Hopefully, a change of government on the horizon in Westminster, even if we will now have to wait until the autumn to see it happen. Labour is still promising a new deal for working people. We may need to manage our expectations about what that will ultimately entail, given the way the UK Labour leadership has been backtracking on some of its commitments, but nevertheless, the expected change of government can only be positive for workers.
However, even if and when that change comes to pass, the political pendulum at UK level will eventually swing back to the right. I will be 54 years old in a couple of weeks and for 36 of those years – two-thirds of my lifetime – the UK has been ruled by Conservative or Conservative-led governments, with Labour in office only for the remaining 18 years. With no reason to suppose that that pattern will change any time soon, we have to accept that any gains secured under the next Labour government could fairly easily and quickly be reversed.
In Wales, on the other hand, where the political centre of gravity is further to the left and where there is a progressive consensus on issues like public services, social partnership and trade union rights, gains that favour working people are more likely to become permanent.
So, pragmatic considerations tend to reinforce the basic democratic argument acknowledged in the report that decision-making should be brought as close as possible to the people affected.
I would add that a future Welsh Government with the power to raise minimum standards in employment rights for all workers in Wales could also provide a positive example that would help unions negotiating elsewhere in the UK to put pressure on employers to match those advances. Hence, there is an argument that what workers in Wales ultimately need most from a UK Labour government is an extension of the responsibilities devolved to the Senedd and the Welsh Government, to provide protection against future UK governments attacking and undermining their rights still further.
But I would add that the report makes an important point in linking legislative capacity with the resources necessary to make effective use of that capacity and unions in Wales should also be putting pressure on the next Westminster government to ensure adequate financial support accompanies any additional powers and that, in keeping with longstanding Wales TUC policy, there is radical reform of the Barnett Formula to ensure that Wales receives the funding it needs to support its people and deliver effective public services.

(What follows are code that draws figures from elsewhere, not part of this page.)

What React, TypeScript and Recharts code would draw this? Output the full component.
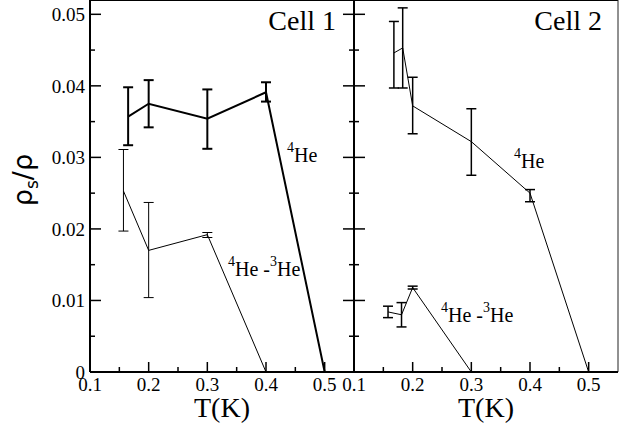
import { ErrorBar, Line, LineChart, ReferenceLine, XAxis, YAxis } from "recharts";

const SERIF = "Liberation Serif, Times New Roman, serif";

// axis ticks
const xMajor = [0.1, 0.2, 0.3, 0.4, 0.5];
const xAll = [0.1, 0.15, 0.2, 0.25, 0.3, 0.35, 0.4, 0.45, 0.5];
const yMajor = [0, 0.01, 0.02, 0.03, 0.04, 0.05];
const yAll = [0, 0.005, 0.01, 0.015, 0.02, 0.025, 0.03, 0.035, 0.04, 0.045, 0.05];

// Cell 1, 4He
const c1He4T = [0.165, 0.2, 0.3, 0.4, 0.5];
const c1He4Rho = [0.0357, 0.0375, 0.0354, 0.0391, 0];
const c1He4Lo = [0.0317, 0.0342, 0.0312, 0.0378, null];
const c1He4Hi = [0.0398, 0.0408, 0.0395, 0.0405, null];

// Cell 1, 4He-3He
const c1MixT = [0.157, 0.2, 0.3, 0.4];
const c1MixRho = [0.0253, 0.0170, 0.0192, 0];
const c1MixLo = [0.0197, 0.0104, 0.0188, null];
const c1MixHi = [0.0311, 0.0237, 0.0195, null];

// Cell 2, 4He
const c2He4T = [0.168, 0.183, 0.2, 0.3, 0.4, 0.5, 0.55];
const c2He4Rho = [0.0446, 0.0453, 0.0372, 0.0322, 0.0250, 0, 0];
const c2He4Lo = [0.0397, 0.0397, 0.0333, 0.0275, 0.0238, null, null];
const c2He4Hi = [0.0490, 0.0509, 0.0412, 0.0368, 0.0255, null, null];

// Cell 2, 4He-3He
const c2MixT = [0.158, 0.181, 0.2, 0.3];
const c2MixRho = [0.0084, 0.0080, 0.0118, 0];
const c2MixLo = [0.0076, 0.0063, 0.0116, null];
const c2MixHi = [0.0092, 0.0097, 0.0120, null];

type Row = { t: number; rho: number; err: number[] | null };

function rows(t: number[], rho: number[], lo: (number | null)[], hi: (number | null)[]): Row[] {
  return t.map((x, i) => ({
    t: x,
    rho: rho[i],
    err: lo[i] == null || hi[i] == null ? null : [rho[i] - (lo[i] as number), (hi[i] as number) - rho[i]],
  }));
}

const cells = [
  {
    name: "Cell 1",
    he4: rows(c1He4T, c1He4Rho, c1He4Lo, c1He4Hi),
    mix: rows(c1MixT, c1MixRho, c1MixLo, c1MixHi),
  },
  {
    name: "Cell 2",
    he4: rows(c2He4T, c2He4Rho, c2He4Lo, c2He4Hi),
    mix: rows(c2MixT, c2MixRho, c2MixLo, c2MixHi),
  },
];

const X_DOMAIN: [number, number] = [0.1, 0.55];
const Y_DOMAIN: [number, number] = [0, 0.052];
const X_MARGIN = 6;
const Y_MARGIN = 5;

// bottom axis: label for majors plus an inward tick mark
function XTick({ x, y, payload }: any) {
  const major = xMajor.includes(payload.value);
  const base = y - X_MARGIN;
  return (
    <g>
      <line x1={x} y1={base} x2={x} y2={base - (major ? 10 : 5)} stroke="#000" strokeWidth={1.5} />
      {major && (
        <text x={x} y={y} dy="0.71em" textAnchor="middle" fill="#000"
          style={{ fontFamily: SERIF, fontSize: 19 }}>
          {payload.value}
        </text>
      )}
    </g>
  );
}

// left axis with labels
function YTickLabelled({ x, y, payload }: any) {
  const major = yMajor.includes(payload.value);
  const base = x + Y_MARGIN;
  return (
    <g>
      <line x1={base} y1={y} x2={base + (major ? 11 : 5)} y2={y} stroke="#000" strokeWidth={1.5} />
      {major && (
        <text x={x} y={y} dy="0.355em" textAnchor="end" fill="#000"
          style={{ fontFamily: SERIF, fontSize: 19 }}>
          {payload.value}
        </text>
      )}
    </g>
  );
}

// the shared edge between the panels: marks only, pointing into the panel
function YTickIn({ x, y, payload, orientation }: any) {
  const major = yMajor.includes(payload.value);
  const len = (major ? 11 : 5) * (orientation === "right" ? -1 : 1);
  return <line x1={x} y1={y} x2={x + len} y2={y} stroke="#000" strokeWidth={1.5} />;
}

function YLabel({ viewBox }: any) {
  const cx = viewBox.x + 32;
  const cy = viewBox.y + viewBox.height / 2 - 6;
  return (
    <text
      x={cx}
      y={cy}
      transform={`rotate(-90, ${cx}, ${cy})`}
      textAnchor="middle"
      style={{ fontFamily: "DejaVu Sans", fontSize: 27 }}
      fill="#000"
    >
      ρ
      <tspan fontSize={17} dy={6}>
        s
      </tspan>
      <tspan dy={-6}>/ρ</tspan>
    </text>
  );
}

function Panel({ index }: { index: number }) {
  const cell = cells[index];
  const first = index === 0;
  // plot areas: x 90..354 and 354..618, y 0..372
  const margin = first
    ? { top: 0, right: 219, bottom: 0, left: 0 }
    : { top: 0, right: 15, bottom: 0, left: 294 };
  const he4Width = first ? 2 : 1;
  const he4ErrWidth = first ? 2 : 1.5;
  const mixErrWidth = first ? 1 : 1.5;

  return (
    <LineChart width={633} height={428} margin={margin}>
      <XAxis
        dataKey="t"
        type="number"
        domain={X_DOMAIN}
        allowDataOverflow
        ticks={xAll}
        interval={0}
        tickLine={false}
        tickSize={0}
        tickMargin={X_MARGIN}
        height={56}
        stroke="#000"
        axisLine={{ stroke: "#000", strokeWidth: 2 }}
        tick={<XTick />}
        label={{
          value: "T(K)",
          position: "insideBottom",
          offset: 11,
          fill: "#000",
          fontSize: 28,
          fontFamily: SERIF,
        }}
      />
      {first ? (
        <YAxis
          type="number"
          domain={Y_DOMAIN}
          allowDataOverflow
          ticks={yAll}
          interval={0}
          width={90}
          tickLine={false}
          tickSize={0}
          tickMargin={Y_MARGIN}
          stroke="#000"
          axisLine={{ stroke: "#000", strokeWidth: 2 }}
          tick={<YTickLabelled />}
          label={<YLabel />}
        />
      ) : (
        <YAxis
          type="number"
          domain={Y_DOMAIN}
          allowDataOverflow
          ticks={yAll}
          interval={0}
          width={60}
          tickLine={false}
          tickSize={0}
          tickMargin={0}
          axisLine={false}
          tick={<YTickIn />}
        />
      )}
      {first && (
        <YAxis
          yAxisId="edge"
          orientation="right"
          type="number"
          domain={Y_DOMAIN}
          allowDataOverflow
          ticks={yAll}
          interval={0}
          width={60}
          tickLine={false}
          tickSize={0}
          tickMargin={0}
          axisLine={{ stroke: "#000", strokeWidth: 2 }}
          tick={<YTickIn />}
        />
      )}

      <ReferenceLine y={Y_DOMAIN[1]} stroke="#000" strokeWidth={2} />
      {!first && <ReferenceLine x={X_DOMAIN[1]} stroke="#222" strokeWidth={1} />}

      <Line
        data={cell.he4}
        dataKey="rho"
        type="linear"
        stroke="#000"
        strokeWidth={he4Width}
        dot={false}
        isAnimationActive={false}
      >
        <ErrorBar dataKey="err" direction="y" width={5} stroke="#000" strokeWidth={he4ErrWidth} />
      </Line>
      <Line
        data={cell.mix}
        dataKey="rho"
        type="linear"
        stroke="#000"
        strokeWidth={1}
        dot={false}
        isAnimationActive={false}
      >
        <ErrorBar dataKey="err" direction="y" width={5} stroke="#000" strokeWidth={mixErrWidth} />
      </Line>
    </LineChart>
  );
}

function Iso({ x, y, mix }: { x: number; y: number; mix?: boolean }) {
  return (
    <text x={x} y={y} style={{ fontFamily: SERIF, fontSize: 20 }} fill="#000">
      <tspan fontSize={14} dy={-10}>4</tspan>
      <tspan dy={10}>He</tspan>
      {mix && (
        <>
          <tspan> -</tspan>
          <tspan fontSize={14} dy={-10}>3</tspan>
          <tspan dy={10}>He</tspan>
        </>
      )}
    </text>
  );
}

export default function App() {
  return (
    <div style={{ position: "absolute", left: 0, top: 0, width: 633, height: 428, background: "#fff" }}>
      <div style={{ position: "absolute", left: 0, top: 0 }}>
        <Panel index={0} />
      </div>
      <div style={{ position: "absolute", left: 0, top: 0 }}>
        <Panel index={1} />
      </div>
      <svg
        width={633}
        height={428}
        style={{ position: "absolute", left: 0, top: 0, pointerEvents: "none" }}
      >
        <text x={336} y={30} textAnchor="end" style={{ fontFamily: SERIF, fontSize: 28 }} fill="#000">
          {cells[0].name}
        </text>
        <text x={602} y={30} textAnchor="end" style={{ fontFamily: SERIF, fontSize: 28 }} fill="#000">
          {cells[1].name}
        </text>
        <Iso x={287} y={162} />
        <Iso x={228} y={276} mix />
        <Iso x={514} y={168} />
        <Iso x={441} y={322} mix />
      </svg>
    </div>
  );
}
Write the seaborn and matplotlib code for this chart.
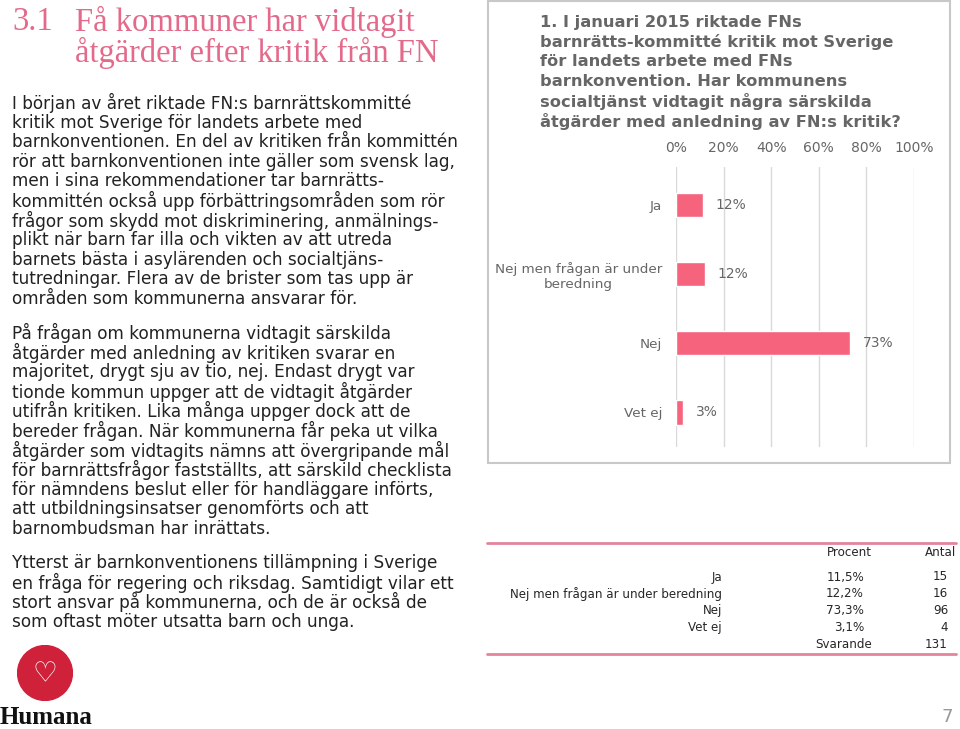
import numpy as np
import pandas as pd
import seaborn as sns
import matplotlib.pyplot as plt
from matplotlib.patches import Rectangle, Circle
from matplotlib.lines import Line2D

# data
categories = ["Ja", "Nej men frågan är under\nberedning", "Nej", "Vet ej"]
table_labels = ["Ja", "Nej men frågan är under beredning", "Nej", "Vet ej"]
percent = [11.5, 12.2, 73.3, 3.1]
counts = [15, 16, 96, 4]
total = 131
xticks = [0, 20, 40, 60, 80, 100]

title_lines = ["Få kommuner har vidtagit", "åtgärder efter kritik från FN"]
chart_title = ["1. I januari 2015 riktade FNs",
               "barnrätts-kommitté kritik mot Sverige",
               "för landets arbete med FNs",
               "barnkonvention. Har kommunens",
               "socialtjänst vidtagit några särskilda",
               "åtgärder med anledning av FN:s kritik?"]
para1 = ["I början av året riktade FN:s barnrättskommitté",
         "kritik mot Sverige för landets arbete med",
         "barnkonventionen. En del av kritiken från kommittén",
         "rör att barnkonventionen inte gäller som svensk lag,",
         "men i sina rekommendationer tar barnrätts-",
         "kommittén också upp förbättringsområden som rör",
         "frågor som skydd mot diskriminering, anmälnings-",
         "plikt när barn far illa och vikten av att utreda",
         "barnets bästa i asylärenden och socialtjäns-",
         "tutredningar. Flera av de brister som tas upp är",
         "områden som kommunerna ansvarar för."]
para2 = ["På frågan om kommunerna vidtagit särskilda",
         "åtgärder med anledning av kritiken svarar en",
         "majoritet, drygt sju av tio, nej. Endast drygt var",
         "tionde kommun uppger att de vidtagit åtgärder",
         "utifrån kritiken. Lika många uppger dock att de",
         "bereder frågan. När kommunerna får peka ut vilka",
         "åtgärder som vidtagits nämns att övergripande mål",
         "för barnrättsfrågor fastställts, att särskild checklista",
         "för nämndens beslut eller för handläggare införts,",
         "att utbildningsinsatser genomförts och att",
         "barnombudsman har inrättats."]
para3 = ["Ytterst är barnkonventionens tillämpning i Sverige",
         "en fråga för regering och riksdag. Samtidigt vilar ett",
         "stort ansvar på kommunerna, och de är också de",
         "som oftast möter utsatta barn och unga."]

sns.set_style("white")
plt.rcParams['font.family'] = ['DejaVu Sans']

W, H = 960, 729
fig = plt.figure(figsize=(9.6, 7.29), dpi=100)


def fx(x):
    return x / W


def fy(y):
    return 1 - y / H


pink = "#E36A8A"
bar_pink = "#F6637D"
gray = "#666666"

# heading
fig.text(fx(12), fy(22), "3.1", family="Liberation Serif", size=23.5, color=pink, va="center")
for i, line in enumerate(title_lines):
    fig.text(fx(75), fy(22 + 31 * i), line, family="Liberation Serif", size=23.5,
             color=pink, va="center")

# body text
for start, lines in [(103, para1), (333, para2), (563, para3)]:
    for i, line in enumerate(lines):
        fig.text(fx(12), fy(start + 19.6 * i), line, size=12.2, color="#222222", va="center")

# chart box
fig.add_artist(Rectangle((fx(488), fy(463)), fx(950 - 488), (463 - 1) / H,
                         transform=fig.transFigure, fill=False, ec="#C8C8C8", lw=1.5))
for i, line in enumerate(chart_title):
    fig.text(fx(540), fy(22 + 20 * i), line, size=11.7, weight="bold", color=gray,
             va="center")

# bar chart
ax = fig.add_axes([fx(676), fy(447), fx(914 - 676), (447 - 167) / H])
df = pd.DataFrame({"kategori": categories, "procent": percent})
sns.barplot(data=df, x="procent", y="kategori", color=bar_pink, width=0.35,
            saturation=1, ax=ax)
ax.set_xlim(0, 100)
ax.set_ylim(3.5, -0.55)
ax.xaxis.tick_top()
ax.set_xticks(xticks)
ax.set_xticklabels([f"{t}%" for t in xticks])
ax.tick_params(axis="x", length=0, pad=9, labelsize=10, labelcolor=gray)
ax.tick_params(axis="y", length=0, pad=10, labelsize=9.7, labelcolor=gray)
for lab in ax.get_yticklabels():
    lab.set_multialignment("center")
ax.grid(axis="x", color="#D9D9D9", lw=1)
ax.set_axisbelow(True)
ax.set_xlabel("")
ax.set_ylabel("")
for s in ax.spines.values():
    s.set_visible(False)
for c in ax.containers:
    ax.bar_label(c, labels=[f"{round(v)}%" for v in percent], padding=9,
                 fontsize=10, color=gray)

# table
fig.add_artist(Line2D([fx(487), fx(956)], [fy(543), fy(543)], color="#E3849B", lw=2))
fig.add_artist(Line2D([fx(487), fx(956)], [fy(654), fy(654)], color="#E3849B", lw=2))
tsize = 8.6
fig.text(fx(872), fy(552), "Procent", size=tsize, ha="right", va="center")
fig.text(fx(956), fy(552), "Antal", size=tsize, ha="right", va="center")
for i, (lab, p, n) in enumerate(zip(table_labels, percent, counts)):
    y = fy(577 + 16.8 * i)
    fig.text(fx(722), y, lab, size=tsize, ha="right", va="center")
    fig.text(fx(864), y, f"{p:.1f}%".replace(".", ","), size=tsize, ha="right", va="center")
    fig.text(fx(948), y, str(n), size=tsize, ha="right", va="center")
fig.text(fx(872), fy(644), "Svarande", size=tsize, ha="right", va="center")
fig.text(fx(948), fy(644), str(total), size=tsize, ha="right", va="center")

# logo
lax = fig.add_axes([fx(17), fy(701), fx(56), 56 / H])
lax.set_aspect("equal")
lax.add_patch(Circle((0.5, 0.5), 0.49, color="#D0213B"))
lax.text(0.5, 0.48, "♡", color="white", ha="center", va="center", size=20,
         family="DejaVu Sans")
lax.set_xlim(0, 1)
lax.set_ylim(0, 1)
lax.axis("off")
fig.text(fx(0), fy(718), "Humana", family="Liberation Serif", weight="bold",
         size=18, color="#111111", va="center")

# page number
fig.text(fx(953), fy(717), "7", size=13, color="#999999", ha="right", va="center")

plt.savefig("out.png", dpi=100)
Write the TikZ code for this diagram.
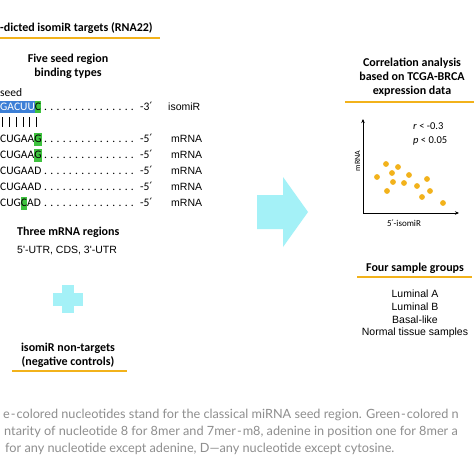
\documentclass[tikz,border=0pt]{standalone}
\usepackage{fontspec}
\setmainfont{Carlito}
\newfontfamily\arialf{Liberation Sans}
\newfontfamily\capf{Lato}
\newfontfamily\primef{DejaVu Sans}
\usetikzlibrary{arrows.meta}
\definecolor{gold}{HTML}{F2B21B}
\definecolor{cyanl}{HTML}{A4F1F7}
\definecolor{seedblue}{HTML}{3C7FD6}
\definecolor{seedgreen}{HTML}{3EC23E}
\definecolor{capgray}{HTML}{8E8E8E}
\newcommand\pr{{\primef ′}}
\newcommand\hy{\hspace{1pt}-\hspace{1pt}}
\newcommand\hlbox[2]{{\setlength{\fboxsep}{0pt}\colorbox{#1}{\rule[-3pt]{0pt}{12.5pt}#2}}}
\newcommand\dotrow{\foreach \i in {1,...,15}{.\hspace{3.3pt}}}
\tikzset{
  head/.style={font=\bfseries\fontsize{12}{14}\selectfont, align=center, inner sep=0},
  seq/.style={font=\fontsize{11.5}{12}\selectfont, anchor=base west, inner sep=0},
  lab/.style={font=\arialf\fontsize{10.5}{13}\selectfont, inner sep=0},
  goldline/.style={draw=gold, line width=1.6pt},
  captext/.style={font=\capf\fontsize{12.7}{14}\selectfont, text=capgray, anchor=base west, inner sep=0},
  cyanshape/.style={fill=cyanl, draw=none},
  golddot/.style={fill=gold, draw=none}
}
\begin{document}
\begin{tikzpicture}[x=1pt,y=-1pt]
\useasboundingbox (0,0) rectangle (474,474);
\clip (0,0) rectangle (474,474);
\fill[white] (0,0) rectangle (474,474);

% ---- left block
\node[head, anchor=west] (title) at (0,28) {-dicted isomiR targets (RNA22)};
\coordinate (tl1) at (0,38); \coordinate (tl2) at (160,38);
\draw[goldline] (tl1) -- (tl2);
\node[head] (five) at (68,66.5) {Five seed region\\binding types};
\node[seq] (seedlbl) at (0,96) {seed};

\node[seq] (s0) at (0,110) {\hlbox{seedblue}{\color{white}GACUU}\hlbox{seedgreen}{C}};
\node[seq] (d0) at (44,110) {\dotrow};
\node[seq] (e0) at (140,110) {-3\pr};
\node[lab, anchor=base west] (l0) at (168,110) {isomiR};

\foreach \i in {0,...,5} \draw[line width=0.8pt] (2.5+6.8*\i,117) -- (2.5+6.8*\i,127);

\node[seq] (s1) at (0,142.5) {CUGAA\hlbox{seedgreen}{G}};
\node[seq] (s2) at (0,158.5) {CUGAA\hlbox{seedgreen}{G}};
\node[seq] (s3) at (0,174.5) {CUGAAD};
\node[seq] (s4) at (0,190.5) {CUGAAD};
\node[seq] (s5) at (0,206.5) {CUG\hlbox{seedgreen}{C}AD};
\foreach \n/\y in {1/142.5,2/158.5,3/174.5,4/190.5,5/206.5}{
  \node[seq] (d\n) at (44,\y) {\dotrow};
  \node[seq] (e\n) at (140,\y) {-5\pr};
  \node[lab, anchor=base west] (l\n) at (171,\y) {mRNA};
}

\node[head, anchor=west] (three) at (17,232) {Three mRNA regions};
\node[lab, anchor=west] (regions) at (17,251) {5'-UTR, CDS, 3'-UTR};

% plus sign
\fill[cyanshape] (62,285) rectangle (74,313);
\fill[cyanshape] (53,292.5) rectangle (83,305.5);

\node[head] (nont) at (68,355) {isomiR non-targets\\(negative controls)};
\coordinate (nl1) at (12,371); \coordinate (nl2) at (127,371);
\draw[goldline] (nl1) -- (nl2);

% big arrow
\fill[cyanshape] (257,195) -- (283,195) -- (283,177) -- (308,212) -- (283,247) -- (283,229) -- (257,229) -- cycle;

% ---- right block
\node[head] (corr) at (412,77) {Correlation analysis\\based on TCGA-BRCA\\expression data};
\coordinate (cl1) at (345,102); \coordinate (cl2) at (474,102);
\draw[goldline] (cl1) -- (cl2);

\coordinate (o) at (363,213);
\coordinate (ytop) at (363,119);
\coordinate (xend) at (459,213);
\draw[line width=0.9pt, -{Stealth[length=4pt,width=3.5pt]}] (o) -- (ytop);
\draw[line width=0.9pt, -{Stealth[length=4pt,width=3.5pt]}] (o) -- (xend);
\node[font=\fontsize{8}{10}\selectfont, rotate=90, inner sep=0] (ylab) at (357.5,161) {mRNA};
\node[font=\fontsize{9}{11}\selectfont, inner sep=0] (xlab) at (404,223) {5\pr-isomiR};
\node[font=\fontsize{10.5}{14}\selectfont, align=left, inner sep=0, anchor=north west] (stats) at (413,122) {\textit{r} < -0.3\\\textit{p} < 0.05};

\foreach \x/\y in {386/164,398/167,392/173,409/175,377/177,393/182,404/183,427/179,417/186,387/191,430/191,422/197,443/203}
  \fill[golddot] (\x,\y) circle (2.9);

\node[head] (four) at (415,268) {Four sample groups};
\coordinate (fl1) at (357,277); \coordinate (fl2) at (472,277);
\draw[goldline] (fl1) -- (fl2);
\node[lab, align=center, font=\arialf\fontsize{10.5}{12.7}\selectfont] (groups) at (415,314) {Luminal A\\Luminal B\\Basal-like\\Normal tissue samples};

% ---- caption
\node[captext] (c1) at (3,418) {e\hy colored nucleotides stand for the classical miRNA seed region. Green\hy colored n};
\node[captext] (c2) at (4,435) {ntarity of nucleotide 8 for 8mer and 7mer\hy m8, adenine in position one for 8mer a};
\node[captext] (c3) at (5,452) {for any nucleotide except adenine, D—any nucleotide except cytosine.};
\end{tikzpicture}
\end{document}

All of the report’s recommendations are worthy of support as measures that could enhance the Welsh Government’s ability to influence the world of work in positive, if modest, ways.
I particularly welcome the last recommendation, to establish a Wales TUC working group to examine the practicalities of employment rights devolution. I would advocate that, alongside that work, the Wales TUC should make a positive case for further devolution in this area, taking advantage of the opportunities that present themselves arising from the forthcoming report of the commission established by the Welsh Government; the significant growth in support for various forms of constitutional change, including radical federalism and outright independence; and the likelihood of a change of UK government.
Just as Welsh unions in the 1980s and 1990s helped to make the case for devolution that resulted in the 1997 referendum victory, so the Wales TUC and Welsh unions today should seek to lead public opinion and be ambitious about the potential for constitutional change to facilitate a fairer economy, rather than being unduly constrained by the limits of public opinion as it stands today.